Ways of thinking about removals
We need carbon credits of this sort to decarbonise the world. Removals aren’t greenwashing, and they are fairly rigorous if not perfect. The huge number of avoidance offsets which certain companies, mainly oil majors, have banked up… might be closer to that. As soon as we talk about greenwashing, we get to the standard metaphor by which people explain carbon credits, the one I have deliberately avoided using until now – that of an indulgence.
So, indulgences… In early modern Europe, knights had a problem. They wanted to go on crusades and rape and murder vast numbers of innocent (infidels), but they knew this just might contradict a thing or two written in the Bible. One way out, which became widespread in plenty of other contexts, was through indulgences. Essentially, you are paying for the road to Heaven to be cleared of obstacles a little. It made perfect theological sense because the priests thought it up, and it had the benefit of requiring the knights to do absolutely nothing about their actual behaviour.

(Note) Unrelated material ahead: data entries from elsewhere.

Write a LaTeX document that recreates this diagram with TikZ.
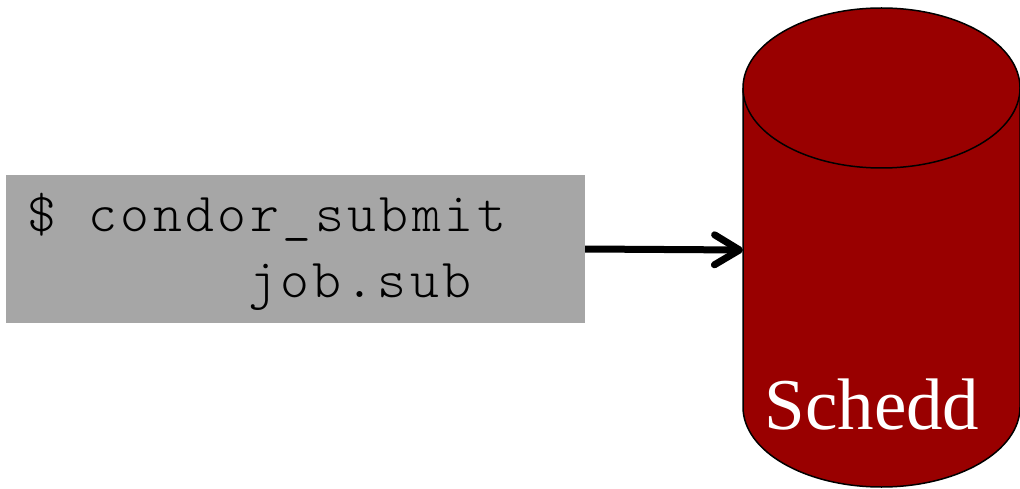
\documentclass[tikz,border=0pt]{standalone}
\usepackage{fontspec}
\setmainfont{Liberation Serif}
\newfontfamily\cmdfont[LetterSpace=6.4]{Latin Modern Mono Light}
\usetikzlibrary{arrows.meta}
\definecolor{shellgray}{HTML}{A6A6A6}
\definecolor{scheddred}{HTML}{990000}
\begin{document}
\begin{tikzpicture}[x=1pt,y=-1pt,
  shellbox/.style={fill=shellgray, draw=none, minimum width=579pt, minimum height=148pt, inner sep=0pt},
  shelltext/.style={font=\cmdfont\fontsize{55}{65}\selectfont, inner sep=0pt, anchor=base west},
  drum/.style={fill=scheddred, draw=black, line width=1.5pt},
  drumlabel/.style={font=\fontsize{73}{80}\selectfont, text=white, inner sep=0pt, anchor=base},
  flow/.style={line width=7pt, -{Straight Barb[round, length=25pt, width=30pt]}}
]
\useasboundingbox (0,0) rectangle (1020,489);

% shell command box
\node[shellbox] (cmd) at (295.5,249) {};
\node[shelltext] (line1) at (27,232) {\$ condor\_submit};
\node[shelltext] (line2) at (248,297) {job.sub};

% schedd drum
\fill[scheddred] (743,88) -- (743,407)
  arc[start angle=180, end angle=0, x radius=138.5, y radius=80] -- (1020,88) -- cycle;
\draw[line width=1.5pt] (743,88) -- (743,407)
  arc[start angle=180, end angle=0, x radius=138.5, y radius=80] -- (1020,88);
\draw[drum] (881.5,88) ellipse[x radius=138.5, y radius=80];
\coordinate (schedd-in) at (743,250);
\node[drumlabel] (schedd) at (872,429) {Schedd};

% submission arrow
\draw[flow] (cmd.east) -- (schedd-in);
\end{tikzpicture}
\end{document}
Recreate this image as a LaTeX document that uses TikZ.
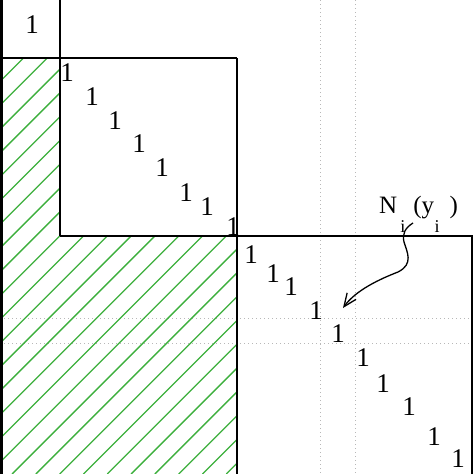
\documentclass[tikz,border=0pt]{standalone}
\usepackage{fontspec}
\setmainfont{Liberation Serif}
\usetikzlibrary{arrows.meta}
\tikzset{
  one/.style={inner sep=0pt, font=\fontsize{27}{29}\selectfont},
  box/.style={draw=black, line width=1.4pt},
  hatch/.style={draw={rgb,255:red,60;green,175;blue,60}, line width=1.3pt},
  grid/.style={draw=black!28, line width=1pt, dash pattern=on 1pt off 3pt},
  curvearrow/.style={draw=black, line width=1.3pt, -{Straight Barb[length=13pt,width=11pt,line width=1.3pt]}}
}
\begin{document}
\begin{tikzpicture}[x=1pt,y=-1pt]
\useasboundingbox (0,0) rectangle (474,474);
% dotted guide lines
\draw[grid] (320,0) -- (320,474);
\draw[grid] (355,0) -- (355,474);
\draw[grid] (0,318) -- (472,318);
\draw[grid] (0,343) -- (472,343);
% hatching
\begin{scope}
\clip (0,58) -- (60,58) -- (60,236) -- (237,236) -- (237,474) -- (0,474) -- cycle;
\foreach \k in {0,...,28} {
  \pgfmathsetmacro{\c}{81.5+23.8*\k-47.6}
  \draw[hatch] (\c,0) -- (\c-474,474);
}
\end{scope}
% boxes
\draw[draw=black, line width=3pt] (1.5,0) -- (1.5,474);
\draw[box] (60,0) -- (60,236);
\draw[box] (0,58) -- (237,58);
\draw[box] (237,58) -- (237,474);
\draw[box] (60,236) -- (472,236) -- (472,474);
% ones
\node[one] (n0) at (32,25) {1};
\node[one] (m1) at (67,73) {1};
\node[one] (m2) at (92,97) {1};
\node[one] (m3) at (115,121) {1};
\node[one] (m4) at (139,144) {1};
\node[one] (m5) at (162,168) {1};
\node[one] (m6) at (186,193) {1};
\node[one] (m7) at (207,207) {1};
\node[one] (m8) at (233,227) {1};
\node[one] (l1) at (251,255) {1};
\node[one] (l2) at (273,274) {1};
\node[one] (l3) at (291,287) {1};
\node[one] (l4) at (316,311) {1};
\node[one] (l5) at (338,334) {1};
\node[one] (l6) at (363,358) {1};
\node[one] (l7) at (383,384) {1};
\node[one] (l8) at (409,407) {1};
\node[one] (l9) at (434,437) {1};
\node[one] (l10) at (458,459) {1};
% label
\node[inner sep=0pt, anchor=base west, font=\fontsize{25}{27}\selectfont] (lab) at (379,213)
  {N\kern3pt\raisebox{-19pt}{\fontsize{18}{18}\selectfont i}\kern8pt(y\kern0.5pt\raisebox{-19pt}{\fontsize{18}{18}\selectfont i}\kern10pt)};
\coordinate (start) at (413,223);
\coordinate (tip) at (343,308);
\draw[curvearrow] (start) .. controls (405,228) and (402,234) .. (404,242)
  .. controls (407,252) and (414,264) .. (398,272)
  .. controls (380,279) and (356,290) .. (tip);
\end{tikzpicture}
\end{document}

Returning to now, carbon credits seem similar because they let companies continue polluting with only a small cost to them. They seem useless and a source of greenwashing in the same way that indulgences were heaven-washing. Hence, the comparison smarmy commentators like to make.
But it is a false one for most credits. Unlike Indulgences, which had no central registry at the Vatican nor any monitoring, reporting, and verification (MRV) setup, credits do try to do what they say. Nobody can verify the effects of indulgences – which may still have worked – but we can verify the carbon taken from the air by the growth of a tree’s bulk, for example. Most companies buy removals after they have done the cheap and easy stuff, like purchasing renewable energy – not instead of this. Removal purchases are thus an extension of good behaviour, rather than an alternative to it as in the case of the crusaders.
Carbon Credits and Literature
The problem is that the indulgences metaphor is a damn good one, and hard to avoid considering once you’ve first encountered it. It largely prevents us from considering carbon credits as themselves. Rather than simplifying a topic, it blocks it from view and pats itself on the back for it.
I’ve been thinking a lot about my work recently, about how I might transform my experience of it into some kind of story if decided I wanted to. (The thought abutting that one is that I should finally read David Foster Wallace’s The Pale King). Nobody wants to read about carbon credits within a story – they need to stand in for something else. My own, mildly technical introduction, is already far too much. If we used them in a narrative, they would need to be part of some human story, and the problem is that most of the human stories I can tell about carbon credits are ones where the credits themselves are the villains.
The indulgences analogy is very easy. A story about credit fraud practically writes itself, especially since you can just use a real story of the sort I linked above and add the details. Aren’t credits a great example of how humanity will never do the right and proper thing (decarbonise industry) and will instead take some stupid, easy option (buying credits)? Another option, one slightly more positive about the credits themselves, would be to have a story about an afforestation project somewhere in the US that then burns down in a wildfire. Man vs nature, anyone? That’s pretty classic. But it also says that we were selling semi-permanent carbon storage, which has, in fact, just gone up in smoke – and hence, again, readers are made to doubt the integrity of carbon markets. (For this kind of situation, a certain percentage of offsets are kept on hand by registries as insurance, but again, that’s not an exciting story, so I leave it in brackets).
The problem with the credits is that if they are done properly there’s no story to them except a good one. A local community given new jobs, biodiversity supported, carbon removed. That’s not the stuff of drama or tragedy; it’s not really the stuff of anything at all except life as people actually live it.
It’s irresponsible to take something which is both necessary and much maligned and continue the slander begun by the (relatively) ignorant. If I wrote one of the stories above, as a writer I would be doing damage, just for a metaphor. What do I do as someone mindful of the meanings that might be read into a story? My company has a sewage sludge project – now there’s another thing ripe for a metaphor. But the metaphor it’s ripe for is a positive one, and hence not worth writing except in a press release – society makes a lot of waste, but companies want to improve (valorise) that waste and bring value back to consumers. In this case, as a type of fertiliser feedstock, I think. All this also fits into general narratives about the circular economy we need to move towards to be more sustainable. (Another option for our story – what my company does is literal shit. Again, a mean image that does nothing.)
Business is generally boring because it has no interest in creating stories, only value. What this means is that the only stories it creates are negative ones, created by mistake and scandal. A story is only ever a hit to the share price. Yet you believe the business or wider industry is doing something good, why should you write such stories or think them up? I like my job, and generally approve of my company’s direction. I spent six months where sustainability decisions were happening and not once did I catch a whiff of greenwashing. That’s not a story.
The general dearth of stories in my present professional existence is a bit of a bother to this budding writer. I hope this brief exploration of the pitfalls of using carbon credits to tell a certain type of story indicated the challenge I keep coming across when I try to turn my work into any kind of engaging story. Still, I have quite a long time left in the workforce, so I’ll keep thinking and see what other stories I may yet find in that place where I am obliged to spend most of my waking hours.